Exercise task:
From the entries below, gather every line containing the string "Output".
**** Provided records
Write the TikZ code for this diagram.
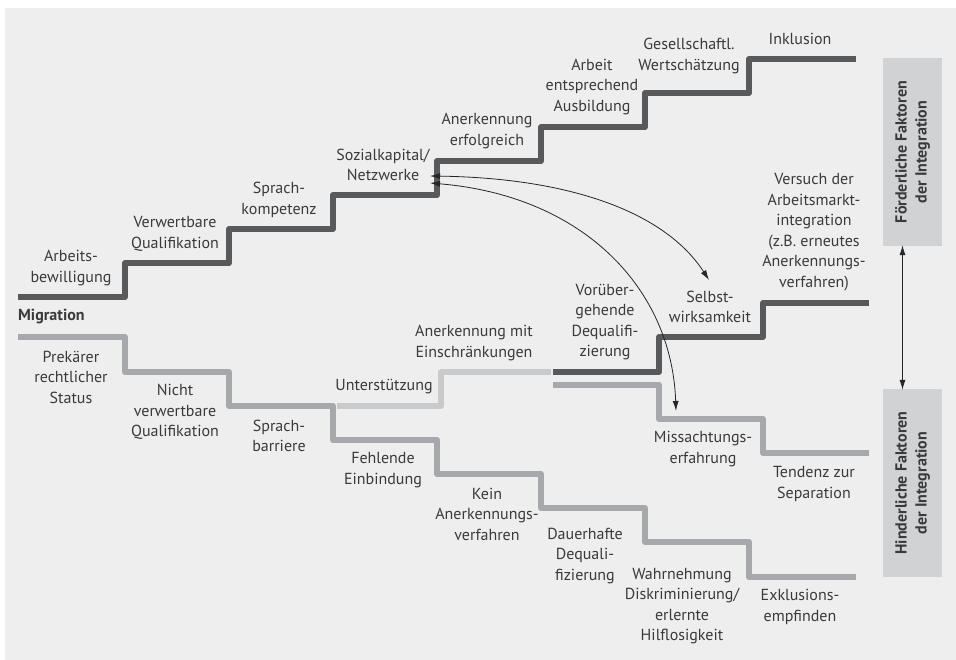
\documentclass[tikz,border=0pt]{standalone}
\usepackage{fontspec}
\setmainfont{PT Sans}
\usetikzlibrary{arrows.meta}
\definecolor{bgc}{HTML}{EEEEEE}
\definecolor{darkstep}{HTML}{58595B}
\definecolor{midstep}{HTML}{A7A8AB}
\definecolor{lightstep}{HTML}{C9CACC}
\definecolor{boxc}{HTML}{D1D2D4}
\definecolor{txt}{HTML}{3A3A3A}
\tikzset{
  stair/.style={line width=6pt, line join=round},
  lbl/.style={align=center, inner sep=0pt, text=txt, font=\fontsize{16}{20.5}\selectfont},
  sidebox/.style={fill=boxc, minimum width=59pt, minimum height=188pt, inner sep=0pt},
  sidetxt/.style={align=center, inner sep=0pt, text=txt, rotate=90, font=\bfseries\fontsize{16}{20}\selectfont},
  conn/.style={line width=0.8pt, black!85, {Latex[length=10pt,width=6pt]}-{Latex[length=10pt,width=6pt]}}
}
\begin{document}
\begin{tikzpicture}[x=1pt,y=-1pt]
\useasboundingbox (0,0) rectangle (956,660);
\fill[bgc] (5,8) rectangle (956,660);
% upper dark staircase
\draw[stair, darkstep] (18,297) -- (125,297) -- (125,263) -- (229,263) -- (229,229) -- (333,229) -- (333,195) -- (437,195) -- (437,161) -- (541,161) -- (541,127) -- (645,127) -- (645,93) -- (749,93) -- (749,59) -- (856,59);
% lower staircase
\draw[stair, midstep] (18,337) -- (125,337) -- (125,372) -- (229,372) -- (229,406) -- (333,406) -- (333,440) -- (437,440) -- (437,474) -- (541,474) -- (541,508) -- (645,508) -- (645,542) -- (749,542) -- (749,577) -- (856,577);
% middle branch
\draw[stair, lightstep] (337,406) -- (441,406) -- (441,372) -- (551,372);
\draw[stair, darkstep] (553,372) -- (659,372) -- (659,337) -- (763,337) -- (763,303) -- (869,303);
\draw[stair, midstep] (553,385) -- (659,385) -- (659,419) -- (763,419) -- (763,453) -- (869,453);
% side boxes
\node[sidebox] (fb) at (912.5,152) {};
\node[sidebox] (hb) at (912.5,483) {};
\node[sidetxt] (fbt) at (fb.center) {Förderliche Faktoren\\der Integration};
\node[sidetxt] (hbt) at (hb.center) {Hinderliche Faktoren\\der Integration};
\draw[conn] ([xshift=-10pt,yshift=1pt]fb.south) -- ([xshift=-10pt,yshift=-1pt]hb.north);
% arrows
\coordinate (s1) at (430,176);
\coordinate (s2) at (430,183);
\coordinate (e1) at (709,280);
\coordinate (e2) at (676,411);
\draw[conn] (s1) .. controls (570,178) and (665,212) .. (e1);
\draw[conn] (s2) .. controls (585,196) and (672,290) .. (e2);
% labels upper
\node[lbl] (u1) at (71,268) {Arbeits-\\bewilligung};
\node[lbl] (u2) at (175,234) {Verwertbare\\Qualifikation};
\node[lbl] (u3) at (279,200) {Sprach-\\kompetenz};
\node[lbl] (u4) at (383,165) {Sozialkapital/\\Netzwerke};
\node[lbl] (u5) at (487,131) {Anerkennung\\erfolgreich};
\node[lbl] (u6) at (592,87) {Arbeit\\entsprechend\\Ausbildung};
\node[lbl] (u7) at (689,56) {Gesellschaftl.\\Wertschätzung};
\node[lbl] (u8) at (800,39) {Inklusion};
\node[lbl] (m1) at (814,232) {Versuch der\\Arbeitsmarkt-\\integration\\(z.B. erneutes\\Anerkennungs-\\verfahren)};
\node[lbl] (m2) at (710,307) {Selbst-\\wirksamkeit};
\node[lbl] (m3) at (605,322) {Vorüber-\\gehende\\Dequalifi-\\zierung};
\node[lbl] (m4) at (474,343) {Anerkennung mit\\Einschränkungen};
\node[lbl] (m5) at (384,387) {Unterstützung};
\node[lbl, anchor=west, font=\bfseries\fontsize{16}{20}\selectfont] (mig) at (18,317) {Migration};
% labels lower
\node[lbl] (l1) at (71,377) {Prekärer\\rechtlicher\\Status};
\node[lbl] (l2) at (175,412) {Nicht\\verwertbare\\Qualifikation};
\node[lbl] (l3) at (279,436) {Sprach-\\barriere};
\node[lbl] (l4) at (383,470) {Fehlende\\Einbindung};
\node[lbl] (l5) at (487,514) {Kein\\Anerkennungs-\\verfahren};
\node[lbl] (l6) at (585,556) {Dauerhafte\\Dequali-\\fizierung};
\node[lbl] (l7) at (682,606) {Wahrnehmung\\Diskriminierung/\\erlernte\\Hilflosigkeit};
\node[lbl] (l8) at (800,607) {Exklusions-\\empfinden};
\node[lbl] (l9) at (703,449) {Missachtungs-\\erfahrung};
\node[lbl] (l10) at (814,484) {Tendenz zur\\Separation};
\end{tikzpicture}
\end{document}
********
**** Provided records
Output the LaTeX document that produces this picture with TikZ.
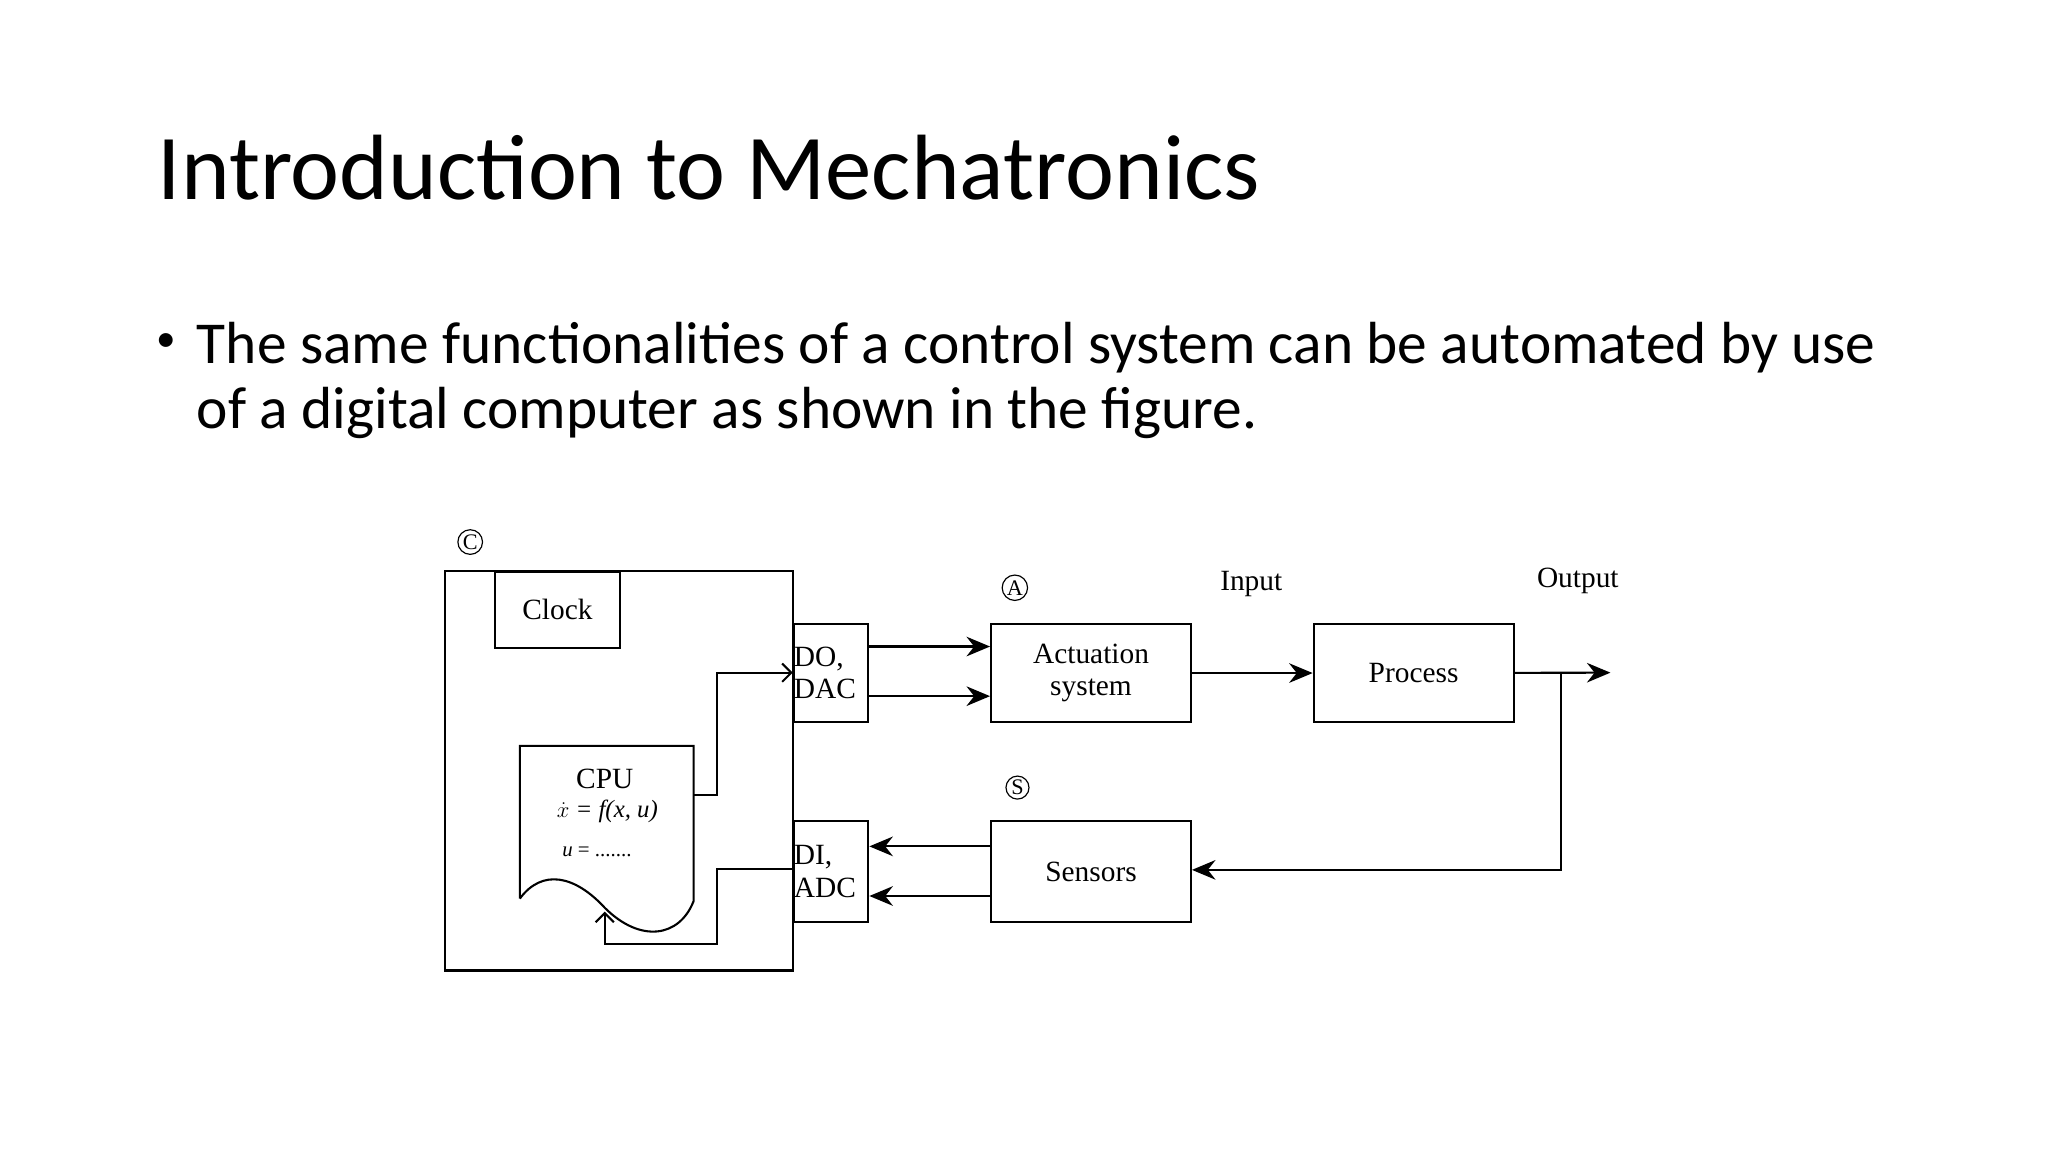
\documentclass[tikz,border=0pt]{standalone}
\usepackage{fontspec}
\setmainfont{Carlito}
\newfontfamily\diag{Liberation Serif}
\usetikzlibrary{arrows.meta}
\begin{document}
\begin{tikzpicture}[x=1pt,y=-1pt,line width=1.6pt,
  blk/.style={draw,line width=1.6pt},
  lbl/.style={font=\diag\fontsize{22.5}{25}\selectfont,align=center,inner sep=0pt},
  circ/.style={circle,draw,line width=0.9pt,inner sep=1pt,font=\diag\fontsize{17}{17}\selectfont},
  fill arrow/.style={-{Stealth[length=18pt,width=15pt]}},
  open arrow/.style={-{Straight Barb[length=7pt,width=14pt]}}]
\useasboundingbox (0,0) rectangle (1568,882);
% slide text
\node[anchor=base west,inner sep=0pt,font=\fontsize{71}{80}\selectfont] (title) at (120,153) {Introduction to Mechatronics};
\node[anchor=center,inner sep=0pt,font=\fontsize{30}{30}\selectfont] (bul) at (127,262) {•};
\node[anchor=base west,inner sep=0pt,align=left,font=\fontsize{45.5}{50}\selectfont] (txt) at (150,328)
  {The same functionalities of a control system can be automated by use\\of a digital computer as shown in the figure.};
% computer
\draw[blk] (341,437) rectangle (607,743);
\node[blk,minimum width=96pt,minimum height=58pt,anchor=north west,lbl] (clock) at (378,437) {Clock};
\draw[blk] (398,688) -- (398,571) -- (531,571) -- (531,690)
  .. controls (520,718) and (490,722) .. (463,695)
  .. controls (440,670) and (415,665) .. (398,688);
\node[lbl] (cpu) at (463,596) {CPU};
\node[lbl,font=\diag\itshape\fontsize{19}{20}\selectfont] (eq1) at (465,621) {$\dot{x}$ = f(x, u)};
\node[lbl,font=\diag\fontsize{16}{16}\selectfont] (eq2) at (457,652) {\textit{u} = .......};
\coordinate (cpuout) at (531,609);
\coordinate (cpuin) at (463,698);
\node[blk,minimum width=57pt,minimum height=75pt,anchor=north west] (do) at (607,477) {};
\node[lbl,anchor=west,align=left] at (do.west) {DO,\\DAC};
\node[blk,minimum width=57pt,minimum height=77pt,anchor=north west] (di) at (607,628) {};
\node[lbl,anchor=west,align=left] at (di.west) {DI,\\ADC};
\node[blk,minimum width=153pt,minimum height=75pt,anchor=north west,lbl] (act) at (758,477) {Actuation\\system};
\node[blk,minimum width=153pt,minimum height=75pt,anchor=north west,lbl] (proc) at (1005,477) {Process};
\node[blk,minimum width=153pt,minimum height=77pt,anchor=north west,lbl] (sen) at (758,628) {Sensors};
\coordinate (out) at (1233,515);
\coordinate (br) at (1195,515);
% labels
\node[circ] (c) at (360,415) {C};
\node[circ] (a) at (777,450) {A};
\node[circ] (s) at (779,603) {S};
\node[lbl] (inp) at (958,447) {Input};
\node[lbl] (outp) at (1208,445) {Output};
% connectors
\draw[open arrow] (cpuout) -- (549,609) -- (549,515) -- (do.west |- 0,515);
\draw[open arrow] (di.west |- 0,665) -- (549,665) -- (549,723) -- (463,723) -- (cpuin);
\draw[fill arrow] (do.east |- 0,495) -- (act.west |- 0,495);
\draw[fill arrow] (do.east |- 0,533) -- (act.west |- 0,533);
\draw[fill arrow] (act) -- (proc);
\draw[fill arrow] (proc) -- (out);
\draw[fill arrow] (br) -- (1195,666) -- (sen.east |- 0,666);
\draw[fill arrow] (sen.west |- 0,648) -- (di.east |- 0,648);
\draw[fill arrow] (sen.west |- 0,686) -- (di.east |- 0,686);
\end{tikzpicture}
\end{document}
********
Solution to this task:
Output the LaTeX document that produces this picture with TikZ.
\node[lbl] (outp) at (1208,445) {Output};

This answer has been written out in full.